▸ **Exercise**: Starting at the line that contains "What Plotly code" and stopping after the line that contains "1095, 987, 866]", copy the lines exactly. Pictures are left out.

Data extracted from a collection
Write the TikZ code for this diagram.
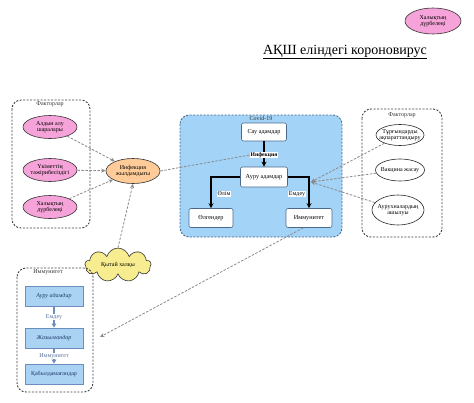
\documentclass[tikz,border=0pt]{standalone}
\usepackage{fontspec}
\setmainfont{Liberation Serif}
\usetikzlibrary{shapes.geometric,shapes.symbols,arrows.meta}
\definecolor{pinkf}{HTML}{F5A3D8}
\definecolor{orangef}{HTML}{FFCC99}
\definecolor{covidf}{HTML}{A3D3F7}
\definecolor{covidd}{HTML}{4A6A8C}
\definecolor{cloudf}{HTML}{F7EC8F}
\definecolor{bluef}{HTML}{A9D2F3}
\definecolor{blued}{HTML}{6C8EBF}
\definecolor{bluet}{HTML}{1F3A66}
\definecolor{conng}{HTML}{8A8A8A}
\begin{document}
\begin{tikzpicture}[x=1pt,y=-1pt,
  tiny/.style={font=\fontsize{6}{6.6}\selectfont},
  smalltxt/.style={font=\fontsize{6.2}{7}\selectfont},
  pinkell/.style={ellipse, draw=black!80, fill=pinkf, line width=0.6pt, minimum width=54, minimum height=23, inner xsep=-3pt, inner ysep=-1pt, align=center, tiny},
  whiteell/.style={ellipse, draw=black!85, fill=white, line width=0.6pt, inner xsep=-5pt, inner ysep=-1pt, align=center, tiny},
  grp/.style={draw=black!75, dash pattern=on 2pt off 1.5pt, line width=0.9pt, rounded corners=9},
  conn/.style={draw=conng, dash pattern=on 2.5pt off 1.5pt, line width=0.8pt, -{Stealth[length=4.5pt,width=4pt]}},
  connplain/.style={draw=conng, dash pattern=on 2.5pt off 1.5pt, line width=0.8pt},
  wbox/.style={draw=covidd, fill=white, rounded corners=2, line width=0.6pt, inner sep=0, smalltxt},
  thk/.style={draw=black, line width=1.7pt, -{Stealth[length=5pt,width=5pt]}},
  elbl/.style={fill=white, inner sep=0.6pt, tiny},
  bbox/.style={draw=blued, fill=bluef, line width=0.8pt, minimum width=58, minimum height=20, inner sep=0, text=bluet, tiny},
  barr/.style={draw=blued, line width=1.2pt, -{Triangle[length=4pt,width=4.5pt]}},
  blbl/.style={fill=white, inner sep=0.5pt, text=blued!80!black, tiny},
  grplbl/.style={tiny, text=black!80}
]
\useasboundingbox (0,0) rectangle (474,402);

% top-right ellipse and title
\node[pinkell, minimum width=56, minimum height=26] (hal) at (433,21) {Халықтың\\дүрбелеңі};
\node[font=\fontsize{14}{16}\selectfont] (title) at (345,52) {\underline{АҚШ еліндегі короновирус}};

% left factors group
\draw[grp] (12,100) rectangle (90,228);
\node[grplbl] (lf) at (50,104) {Факторлар};
\node[pinkell] (e1) at (50,127) {Алдын алу\\шаралары};
\node[pinkell] (e2) at (50,170) {Үкіметтің\\тәжірибесіздігі};
\node[pinkell] (e3) at (50,207) {Халықтың\\дүрбелеңі};

% infection ellipse
\node[ellipse, draw=black!80, fill=orangef, line width=0.6pt, minimum width=54, minimum height=25, inner xsep=-3pt, inner ysep=-1pt, align=center, tiny] (inf) at (133,171) {Инфекция\\жылдамдығы};

% covid group
\draw[grp, draw=covidd, fill=covidf] (180,115) rectangle (342,237);
\node[grplbl] (cl) at (261,118.5) {Covid-19};
\node[wbox, minimum width=45, minimum height=18] (sau) at (264,132) {Сау адамдар};
\node[wbox, minimum width=47, minimum height=20] (auru) at (264,177) {Ауру адамдар};
\node[wbox, minimum width=44, minimum height=19] (olg) at (211,218) {Өлгендер};
\node[wbox, minimum width=46, minimum height=19] (imm) at (309,218) {Иммунитет};
\draw[thk] (sau) -- (auru);
\node[elbl, font=\bfseries\fontsize{5.6}{6.2}\selectfont] (linf) at (264,155) {Инфекция};
\draw[thk] (auru.west) -| (olg.north);
\draw[thk] (auru.east) -| (imm.north);
\node[elbl] (lol) at (224,194) {Өлім};
\node[elbl] (lem) at (297,194) {Емдеу};

% right factors group
\draw[grp] (362,109) rectangle (442,237);
\node[grplbl] (rf) at (402,115) {Факторлар};
\node[whiteell, minimum width=48, minimum height=21] (r1) at (400,135) {Тұрғындарды\\ақпараттандыру};
\node[whiteell, minimum width=49, minimum height=22] (r2) at (400,170) {Вакцина жасау};
\node[whiteell, minimum width=52, minimum height=30] (r3) at (398,210) {Аурухналардың\\ашылуы};
\coordinate (cv) at (311,182);

% cloud
\node[cloud, cloud puffs=9, aspect=2.1, draw=black!80, fill=cloudf, line width=0.6pt, minimum width=66, minimum height=32, inner sep=0, tiny] (cloud) at (118,265) {Қытай халқы};

% immunity group
\draw[grp] (17,268) rectangle (93,392);
\node[grplbl] (il) at (48,272) {Иммунитет};
\node[bbox, font=\itshape\fontsize{6}{6.6}\selectfont] (b1) at (54,296) {Ауру адамдар};
\node[bbox, font=\itshape\fontsize{6}{6.6}\selectfont] (b2) at (54,338) {Жазылғандар};
\node[bbox] (b3) at (54,374) {Қабылдамағандар};
\draw[barr] (b1) -- (b2);
\draw[barr] (b2) -- (b3);
\node[blbl] (bl1) at (54,317) {Емдеу};
\node[blbl] (bl2) at (54,356) {Иммунитет};

% connectors
\draw[conn] (e1) -- (inf);
\draw[conn] (e2) -- (inf);
\draw[conn] (e3) -- (inf);
\draw[conn] (cloud.north) -- (inf.south);
\draw[connplain] (inf.east) -- (linf.west);
\draw[conn] (r1) -- (cv);
\draw[conn] (r2) -- (cv);
\draw[conn] (r3) -- (cv);
\coordinate (immend) at (100,337);
\draw[conn] (imm.240) -- (immend);
\end{tikzpicture}
\end{document}
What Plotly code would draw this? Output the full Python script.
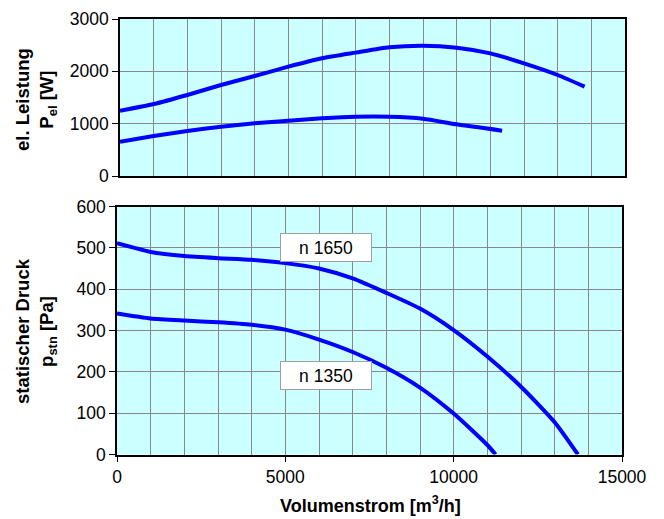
import plotly.graph_objects as go

# Electrical power (top panel)
p_x_1650 = [0, 1000, 2000, 3000, 4000, 5000, 6000, 7000, 8000, 9000, 10000, 11000, 12000, 13000, 13800]
p_y_1650 = [1245, 1375, 1548, 1739, 1911, 2089, 2249, 2357, 2459, 2490, 2452, 2344, 2153, 1930, 1707]
p_x_1350 = [0, 1000, 2000, 3000, 4000, 5000, 6000, 7000, 8000, 9000, 10000, 11350]
p_y_1350 = [655, 764, 860, 942, 1006, 1057, 1102, 1133, 1133, 1095, 987, 866]

# Static pressure (bottom panel)
d_x_1650 = [0, 1000, 2000, 3000, 4000, 5000, 6000, 7000, 8000, 9000, 10000, 11000, 12000, 13000, 13690]
d_y_1650 = [511, 490, 480, 475, 471, 463, 450, 426, 391, 353, 301, 237, 164, 78, 0]
d_x_1350 = [0, 1000, 2000, 3000, 4000, 5000, 6000, 7000, 8000, 9000, 10000, 11000, 11245]
d_y_1350 = [341, 329, 324, 320, 314, 302, 278, 248, 210, 162, 99, 23, 0]

labels = ["n 1650", "n 1350"]
label_pos = [(6200, 501), (6200, 191)]

W, H = 664, 519
OFF = 8  # page body margin
BLUE = "#0000FF"
BG = "#CCFFFF"
GRID = "#888888"
FONT = "Liberation Sans, Arial, sans-serif"

def px_x(a, b):
    return [(a - OFF) / W, (b - OFF) / W]

def px_y(top, bottom):
    return [1 - (bottom - OFF) / H, 1 - (top - OFF) / H]

def pxp_x(a):
    return (a - OFF) / W

def pxp_y(a):
    return 1 - (a - OFF) / H

fig = go.Figure()
line = dict(color=BLUE, width=4, shape="spline", smoothing=0.6)
fig.add_trace(go.Scatter(x=p_x_1650, y=p_y_1650, mode="lines", line=line, xaxis="x", yaxis="y"))
fig.add_trace(go.Scatter(x=p_x_1350, y=p_y_1350, mode="lines", line=line, xaxis="x", yaxis="y"))
fig.add_trace(go.Scatter(x=d_x_1650, y=d_y_1650, mode="lines", line=line, xaxis="x2", yaxis="y2"))
fig.add_trace(go.Scatter(x=d_x_1350, y=d_y_1350, mode="lines", line=line, xaxis="x2", yaxis="y2"))

tickfont = dict(family=FONT, size=17.5, color="black")
common_x = dict(range=[0, 15000], showgrid=True, gridcolor=GRID, gridwidth=1,
                zeroline=False, showline=True, linecolor="black", linewidth=1.5, mirror=True,
                minor=dict(dtick=1000, showgrid=True, gridcolor=GRID, gridwidth=1),
                dtick=5000, tickformat="d", tickfont=tickfont, fixedrange=True)

fig.update_layout(
    width=W, height=H,
    margin=dict(l=0, r=0, t=0, b=0, autoexpand=False),
    paper_bgcolor="white",
    plot_bgcolor=BG,
    showlegend=False,
    xaxis=dict(domain=px_x(120, 625), anchor="y", showticklabels=False, ticks="", **common_x),
    yaxis=dict(domain=px_y(19, 176), anchor="x", range=[0, 3000], dtick=1000,
               showgrid=True, gridcolor=GRID, zeroline=False, showline=True,
               linecolor="black", linewidth=1.5, mirror=True, ticks="outside", ticklen=6,
               tickcolor="black", tickfont=tickfont),
    xaxis2=dict(domain=px_x(117, 622), anchor="y2", showticklabels=True, ticks="outside",
                ticklen=6, tickcolor="black", **common_x),
    yaxis2=dict(domain=px_y(206.5, 454.5), anchor="x2", range=[0, 600], dtick=100,
                showgrid=True, gridcolor=GRID, zeroline=False, showline=True,
                linecolor="black", linewidth=1.5, mirror=True, ticks="outside", ticklen=6,
                tickcolor="black", tickfont=tickfont),
)

ann = []
for txt, (lx, ly) in zip(labels, label_pos):
    ann.append(dict(x=lx, y=ly, xref="x2", yref="y2", text=txt, showarrow=False,
                    font=dict(family=FONT, size=17.5, color="black"),
                    bgcolor="white", bordercolor="#A0A0A0", borderwidth=1,
                    borderpad=3, width=84, height=21))
ann.append(dict(x=pxp_x(370), y=pxp_y(504), xref="paper", yref="paper",
                xanchor="center", yanchor="middle",
                text="<b>Volumenstrom [m<sup>3</sup>/h]</b>", showarrow=False,
                font=dict(family=FONT, size=18, color="black")))
ann.append(dict(x=pxp_x(36), y=pxp_y(99), xref="paper", yref="paper", textangle=-90,
                xanchor="center", yanchor="middle",
                text="<b>el. Leistung<br>P<sub>el</sub> [W]</b>", showarrow=False,
                font=dict(family=FONT, size=18.5, color="black")))
ann.append(dict(x=pxp_x(36), y=pxp_y(331), xref="paper", yref="paper", textangle=-90,
                xanchor="center", yanchor="middle",
                text="<b>statischer Druck<br>p<sub>stn</sub> [Pa]</b>", showarrow=False,
                font=dict(family=FONT, size=18.5, color="black")))
fig.update_layout(annotations=ann)

fig.write_html("out.html")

▸ **Exercise solution**:
What Plotly code would draw this? Output the full Python script.
import plotly.graph_objects as go

# Electrical power (top panel)
p_x_1650 = [0, 1000, 2000, 3000, 4000, 5000, 6000, 7000, 8000, 9000, 10000, 11000, 12000, 13000, 13800]
p_y_1650 = [1245, 1375, 1548, 1739, 1911, 2089, 2249, 2357, 2459, 2490, 2452, 2344, 2153, 1930, 1707]
p_x_1350 = [0, 1000, 2000, 3000, 4000, 5000, 6000, 7000, 8000, 9000, 10000, 11350]
p_y_1350 = [655, 764, 860, 942, 1006, 1057, 1102, 1133, 1133, 1095, 987, 866]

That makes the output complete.